Interplay with IPv6 and Dual-Stack Designs

While IPv6 vastly expands address space, IPv4 remains essential in many networks. Dual-stack designs often pair a conservative IPv4 subnet with a more generous IPv6 prefix such as /64. When calculating available hosts, remember that IPv6 subnets do not reserve addresses for broadcast because the protocol uses multicast. However, operations teams still maintain IPv4 calculations because DNS, legacy applications, and third-party integrations frequently rely on IPv4 reachability. Planning teams often use IPv6 to relieve long-term pressure while still applying the precise calculations detailed here to the IPv4 side so they can defend budgets and justify NAT allocations.

Common Pitfalls and How to Avoid Them

• Ignoring special masks: Some engineers forget that /31 and /32 behave differently, leading to underutilized point-to-point links. Always confirm whether your equipment supports RFC 3021 semantics before subtracting two addresses.
• Copying without context: Reusing a /24 everywhere may seem simple, but it ignores device density and could waste thousands of addresses. Match every mask to real requirements.
• Overlooking growth: Mergers, IoT deployments, and regulatory logging projects can add devices quickly. Track historical growth to choose realistic reserve percentages.
• Failing to document: Without notes, future engineers will not know why a subnet was sized a certain way. Documentation preserves institutional knowledge.
• Neglecting authoritative guidance: Agencies and universities publish reference architectures. Leveraging vetted sources, such as the Naval Research Laboratory, prevents reinventing fragile network designs.

Validating with Tools and Cross-Functional Reviews

Even if you rely on IP address management platforms, manual validation is vital when provisioning critical infrastructure. Cross-functional design reviews that include network, security, and operations representatives ensure the calculated host availability aligns with firewall rule counts, VLAN assignments, and monitoring capacity. Universities such as Carnegie Mellon publish networking curricula that encourage peer reviews precisely because subnetting errors cascade into multiple domains. Incorporating data from DHCP logs, configuration management databases, and vulnerability scanners allows you to corroborate the theoretical host counts with what is actually online.

Another validation technique is to simulate address allocation in a lab. Configure the subnet on a small switch, deploy DHCP scopes, and observe how devices behave as the pool fills up.

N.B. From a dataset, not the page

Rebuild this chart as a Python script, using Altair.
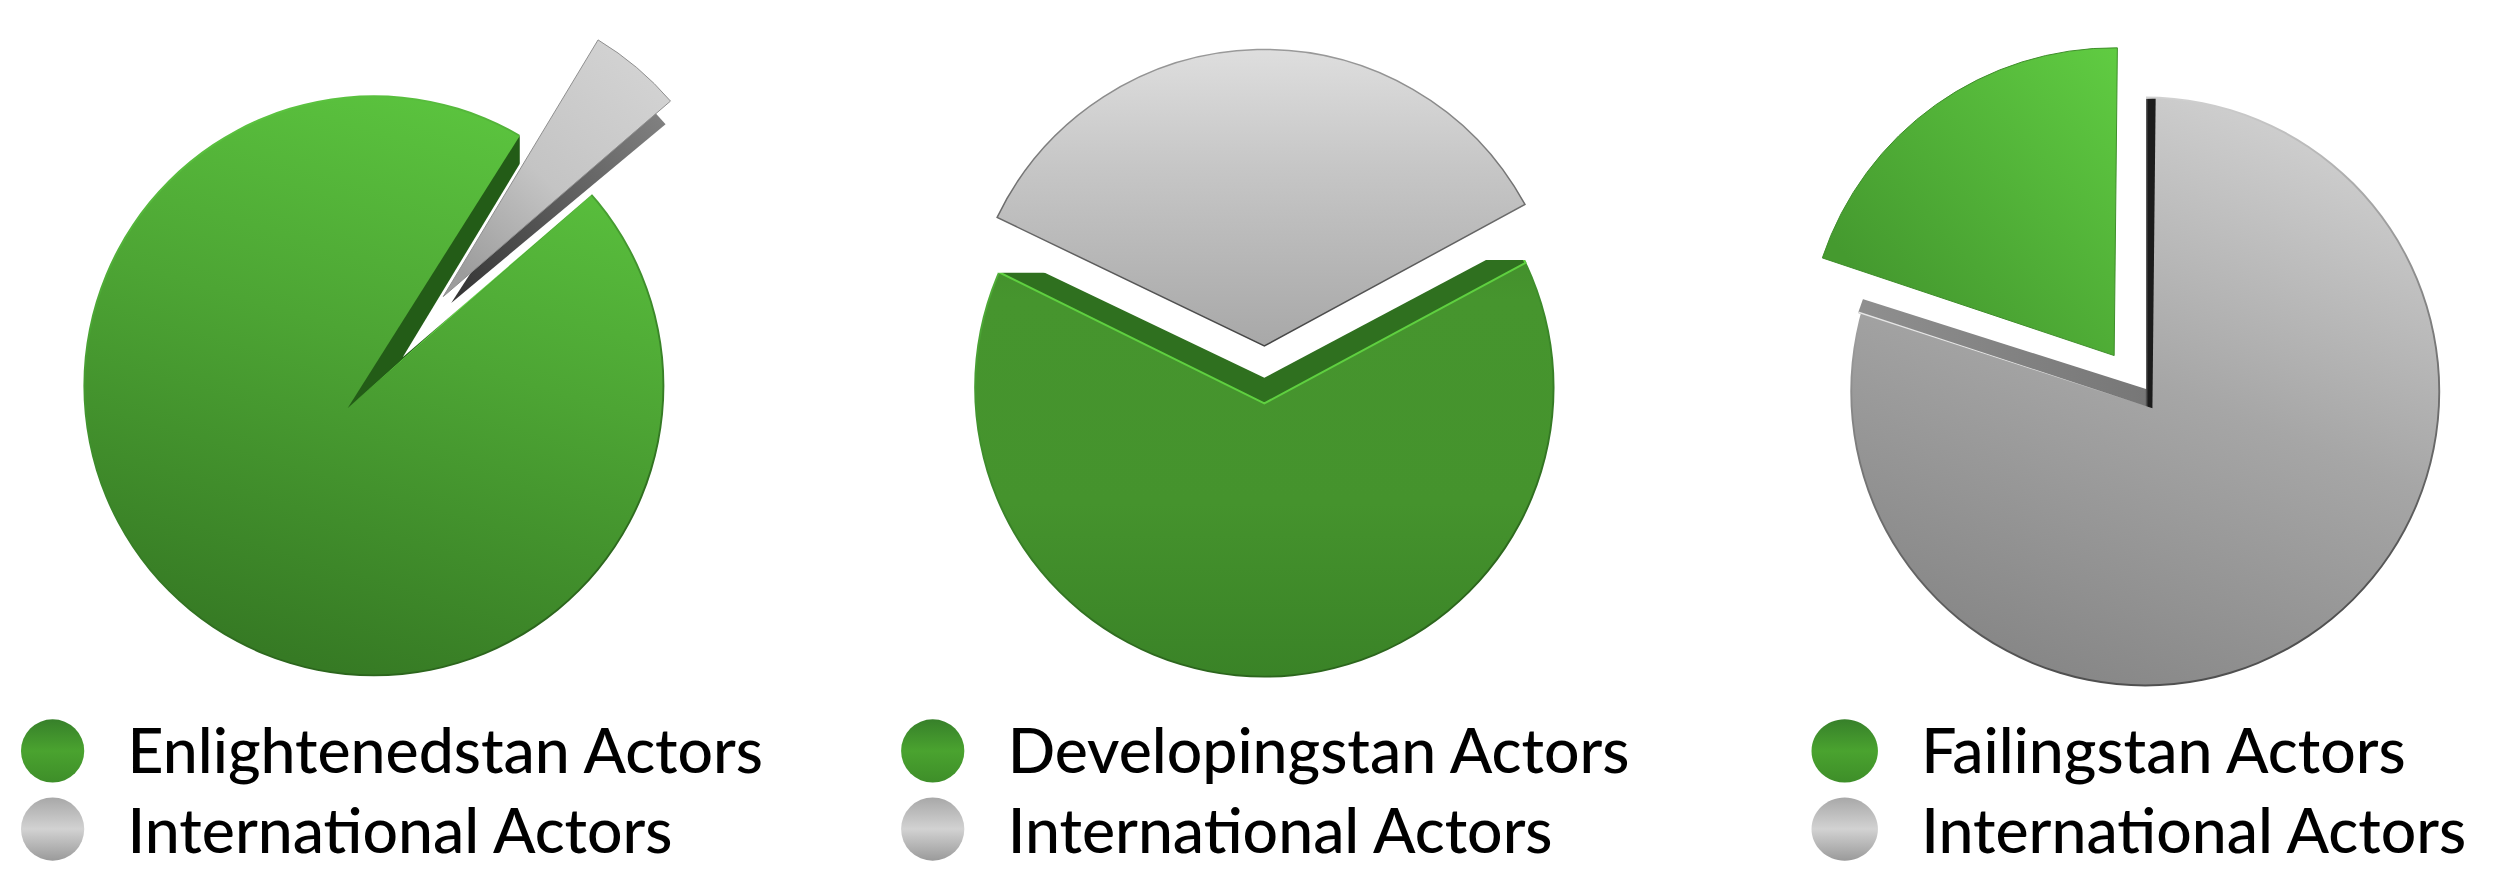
import altair as alt
import pandas as pd

# ---- values (slice extents, degrees clockwise from 12 o'clock)
pie1_international = [31.1, 49.3]
pie2_international = [295.7, 421.5]
pie3_local = [288.5, 360.6]
legend_local = ["Enlightenedstan Actors", "Developingstan Actors", "Failingstan Actors"]
legend_international = ["International Actors", "International Actors", "International Actors"]

S = 2500 / 1568


def G(stops, x1=0.0, y1=0.0, x2=0.0, y2=1.0):
    return alt.LinearGradient(
        gradient="linear", x1=x1, y1=y1, x2=x2, y2=y2,
        stops=[alt.GradientStop(color=c, offset=o) for o, c in stops],
    )


def sector(a, cx, cy, r, fill, stroke=None, sw=0.0):
    df = pd.DataFrame({"a0": [a[0]], "a1": [a[1]]})
    kw = {"radius": r * S, "fill": fill}
    if stroke is not None:
        kw["stroke"] = stroke
        kw["strokeWidth"] = sw
    else:
        kw["strokeWidth"] = 0
    return alt.Chart(df).mark_arc(**kw).encode(
        x=alt.value(cx * S - 8),
        y=alt.value(cy * S - 8),
        theta=alt.Theta("a0:Q", scale=alt.Scale(domain=[0, 360], range=[0, 6.283185307])),
        theta2=alt.Theta2("a1:Q"),
    )


def mask(x0, x1, y0, y1):
    return alt.Chart(pd.DataFrame({"k": [0]})).mark_rect(fill="#ffffff", strokeWidth=0).encode(
        x=alt.value(x0 * S - 8), x2=alt.value(x1 * S - 8),
        y=alt.value(y0 * S - 8), y2=alt.value(y1 * S - 8),
    )


GREEN1 = G([(0, "#5cc63f"), (0.45, "#4da534"), (1, "#367a24")], 0.75, 0, 0.45, 1)
GREEN2 = G([(0, "#397f27"), (0.35, "#46952e"), (0.7, "#45932d"), (1, "#3a8327")], 0, 0, 0, 1)
GREEN3 = G([(0, "#60cc42"), (1, "#459a2f")], 1, 0, 0.2, 0.8)
RIM_G = G([(0, "#62d044"), (0.6, "#3c8a2a"), (1, "#2c661d")], 0, 0, 0.3, 1)
GREY2 = G([(0, "#dedede"), (0.4, "#c6c6c6"), (1, "#a8a8a8")], 0, 0, 0, 1)
GREY3 = G([(0, "#d2d2d2"), (0.5, "#a6a6a6"), (1, "#868686")], 0.75, 0, 0.35, 1)
GREY1 = G([(0, "#d6d6d6"), (0.6, "#c4c4c4"), (1, "#9c9c9c")], 1, 0, 0.2, 1)
RIM_GREY = G([(0, "#e4e4e4"), (0.6, "#777777"), (1, "#505050")], 0, 0, 0.2, 1)
WALL3 = G([(0, "#8f8f8f"), (0.965, "#777777"), (0.975, "#1c1c1c"), (1, "#1c1c1c")], 0, 0, 1, 0)
FULL = [0, 360]

layers = [
    # pie 1
    sector(FULL, 234.5, 242, 182.2, RIM_G),
    sector(FULL, 234.5, 242, 181, GREEN1),
    sector([32.3, 48.8], 218, 256, 202, "#235c17"),
    sector([48.2, 48.8], 218, 256, 202, "#62d044"),
    sector([31.2, 49.3], 252.6, 224, 165, "#ffffff"),
    mask(326, 350, 70, 103),
    sector([33, 50.2], 283, 190, 175, G([(0, "#8a8a8a"), (1, "#333333")], 1, 0, 0, 1)),
    sector(pie1_international, 278, 186, 188, GREY1, "#8e8e8e", 1),
    # pie 2
    sector(FULL, 793, 243, 182, RIM_G),
    sector(FULL, 793, 243, 180.8, GREEN2),
    sector([296.3, 421.7], 793, 253, 186, "#2f701f", "#5fd040", 2),
    sector([295.6, 422], 793, 237, 195, "#ffffff"),
    mask(615, 665, 145, 171),
    mask(925, 970, 135, 163),
    sector(pie2_international, 793, 217, 186, GREY2, G([(0, "#9a9a9a"), (1, "#444444")]), 1.5),
    # pie 3
    sector(FULL, 1345.5, 245.5, 185, RIM_GREY),
    sector(FULL, 1345.5, 245.5, 183.8, GREY3),
    sector([287.9, 360.6], 1350, 256, 194, WALL3),
    sector([287.9, 288.2], 1350, 256, 194, "#e6e6e6"),
    sector([287.6, 360.0], 1346, 244, 200, "#ffffff"),
    sector(pie3_local, 1326, 223, 193, GREEN3, "#3f8f2b", 1),
]

LEG_G = G([(0, "#37802a"), (0.5, "#4aa32f"), (1, "#3e8e29")])
LEG_S = G([(0, "#a8a8a8"), (0.5, "#d2d2d2"), (1, "#9a9a9a")])
xs_c = [33, 585, 1157]
xs_t = [80, 632, 1205]
ROW1, ROW2 = 471, 520
BASE1, BASE2 = 485, 535
SHAPES = [
    "circle",
    "circle",
    "M-1.05,0A1.05,1 0 1,1 1.05,0A1.05,1 0 1,1 -1.05,0Z",
]

for i in range(3):
    for y, fill in ((ROW1, LEG_G), (ROW2, LEG_S)):
        layers.append(
            alt.Chart(pd.DataFrame({"k": [i]}))
            .mark_point(filled=True, shape=SHAPES[i], size=4000, fill=fill, opacity=1, strokeWidth=0)
            .encode(x=alt.value(xs_c[i] * S - 8), y=alt.value(y * S - 8))
        )
    for y, lab in ((BASE1, legend_local[i]), (BASE2, legend_international[i])):
        layers.append(
            alt.Chart(pd.DataFrame({"label": [lab]}))
            .mark_text(align="left", baseline="alphabetic", font="Lato", fontSize=62.5, fontWeight=500, color="#000000")
            .encode(x=alt.value(xs_t[i] * S - 8), y=alt.value(y * S - 8), text="label:N")
        )

chart = (
    alt.layer(*layers)
    .properties(width=2484, height=876, padding=0, background="#ffffff",
                autosize=alt.AutoSizeParams(type="none"))
    .configure_view(stroke=None, strokeWidth=0)
)
chart.save("out.html", embed_options={"renderer": "svg", "actions": False})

This exercise reveals whether management systems alert correctly when addresses run out and provides real performance data to accompany the calculations.

Future Trends and Strategic Takeaways

As automation and zero-touch provisioning expand, the mechanics of calculating available hosts are increasingly executed by software. Nevertheless, engineers who understand the math can craft smarter automation workflows and detect anomalies. For example, if an orchestration system accidentally deploys a /22 where a /27 was requested, a human who knows the expected host count can spot the discrepancy during change reviews. Emerging technologies like intent-based networking rely on accurate declarative inputs, so mastering subnet math remains relevant even in highly automated environments.

In conclusion, calculating the number of available hosts in a subnet intertwines binary arithmetic with governance, security policy, and lifecycle planning. Use the calculator to accelerate the quantitative work, but pair it with the rigorous practices outlined above: record assumptions, reference authoritative sources, and monitor utilization over time. Doing so ensures every subnet you deploy is right-sized for today and resilient for tomorrow.